> WHAT IS ASKED: Starting at the line containing "Generate a Python" and ending at the line containing "ax.set_axisbelow(True)", reproduce each line exactly as written, with both end lines included and all pictures omitted.

> GIVEN RECORDS:
******************************
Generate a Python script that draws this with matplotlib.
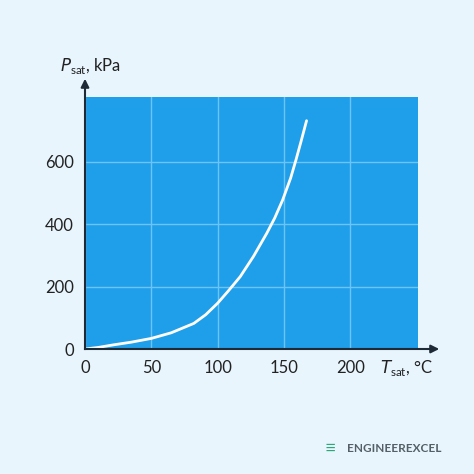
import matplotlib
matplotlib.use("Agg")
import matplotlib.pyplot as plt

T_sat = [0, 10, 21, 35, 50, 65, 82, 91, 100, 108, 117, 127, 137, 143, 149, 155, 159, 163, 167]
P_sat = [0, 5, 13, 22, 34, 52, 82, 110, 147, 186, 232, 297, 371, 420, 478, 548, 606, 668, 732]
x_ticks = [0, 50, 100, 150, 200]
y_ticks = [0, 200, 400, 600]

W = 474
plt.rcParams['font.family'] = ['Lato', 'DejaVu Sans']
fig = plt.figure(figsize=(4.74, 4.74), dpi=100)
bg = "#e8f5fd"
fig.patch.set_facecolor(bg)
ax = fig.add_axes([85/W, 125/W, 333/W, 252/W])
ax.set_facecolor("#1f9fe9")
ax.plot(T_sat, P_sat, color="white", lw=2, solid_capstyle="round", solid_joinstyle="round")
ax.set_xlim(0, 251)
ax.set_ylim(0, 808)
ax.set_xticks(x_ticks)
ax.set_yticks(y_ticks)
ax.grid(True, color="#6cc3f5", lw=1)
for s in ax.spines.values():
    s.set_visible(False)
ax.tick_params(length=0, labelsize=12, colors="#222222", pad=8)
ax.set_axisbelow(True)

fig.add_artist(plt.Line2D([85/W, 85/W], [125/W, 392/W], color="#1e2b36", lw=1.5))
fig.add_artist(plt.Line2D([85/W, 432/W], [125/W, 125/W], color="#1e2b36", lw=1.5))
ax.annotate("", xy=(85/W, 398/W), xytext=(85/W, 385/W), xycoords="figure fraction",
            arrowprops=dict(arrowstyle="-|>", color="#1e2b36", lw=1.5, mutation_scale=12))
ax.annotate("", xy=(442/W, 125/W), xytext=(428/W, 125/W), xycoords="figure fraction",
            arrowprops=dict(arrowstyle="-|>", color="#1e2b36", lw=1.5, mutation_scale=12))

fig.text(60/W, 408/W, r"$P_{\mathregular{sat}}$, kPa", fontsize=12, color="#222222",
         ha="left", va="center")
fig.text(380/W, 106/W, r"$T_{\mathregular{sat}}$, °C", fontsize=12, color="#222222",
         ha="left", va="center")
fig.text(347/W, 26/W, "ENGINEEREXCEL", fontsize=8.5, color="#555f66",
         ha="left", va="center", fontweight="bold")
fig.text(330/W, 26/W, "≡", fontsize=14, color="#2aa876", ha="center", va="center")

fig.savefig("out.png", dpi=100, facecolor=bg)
******************************
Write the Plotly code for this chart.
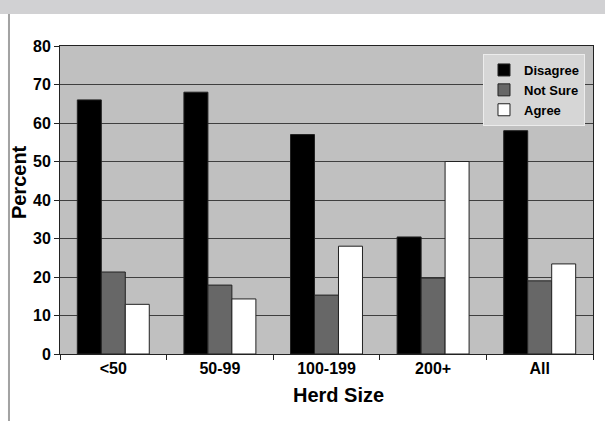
******************************
> CORRECT RESPONSE:
Generate a Python script that draws this with matplotlib.
import matplotlib
matplotlib.use("Agg")
import matplotlib.pyplot as plt

T_sat = [0, 10, 21, 35, 50, 65, 82, 91, 100, 108, 117, 127, 137, 143, 149, 155, 159, 163, 167]
P_sat = [0, 5, 13, 22, 34, 52, 82, 110, 147, 186, 232, 297, 371, 420, 478, 548, 606, 668, 732]
x_ticks = [0, 50, 100, 150, 200]
y_ticks = [0, 200, 400, 600]

W = 474
plt.rcParams['font.family'] = ['Lato', 'DejaVu Sans']
fig = plt.figure(figsize=(4.74, 4.74), dpi=100)
bg = "#e8f5fd"
fig.patch.set_facecolor(bg)
ax = fig.add_axes([85/W, 125/W, 333/W, 252/W])
ax.set_facecolor("#1f9fe9")
ax.plot(T_sat, P_sat, color="white", lw=2, solid_capstyle="round", solid_joinstyle="round")
ax.set_xlim(0, 251)
ax.set_ylim(0, 808)
ax.set_xticks(x_ticks)
ax.set_yticks(y_ticks)
ax.grid(True, color="#6cc3f5", lw=1)
for s in ax.spines.values():
    s.set_visible(False)
ax.tick_params(length=0, labelsize=12, colors="#222222", pad=8)
ax.set_axisbelow(True)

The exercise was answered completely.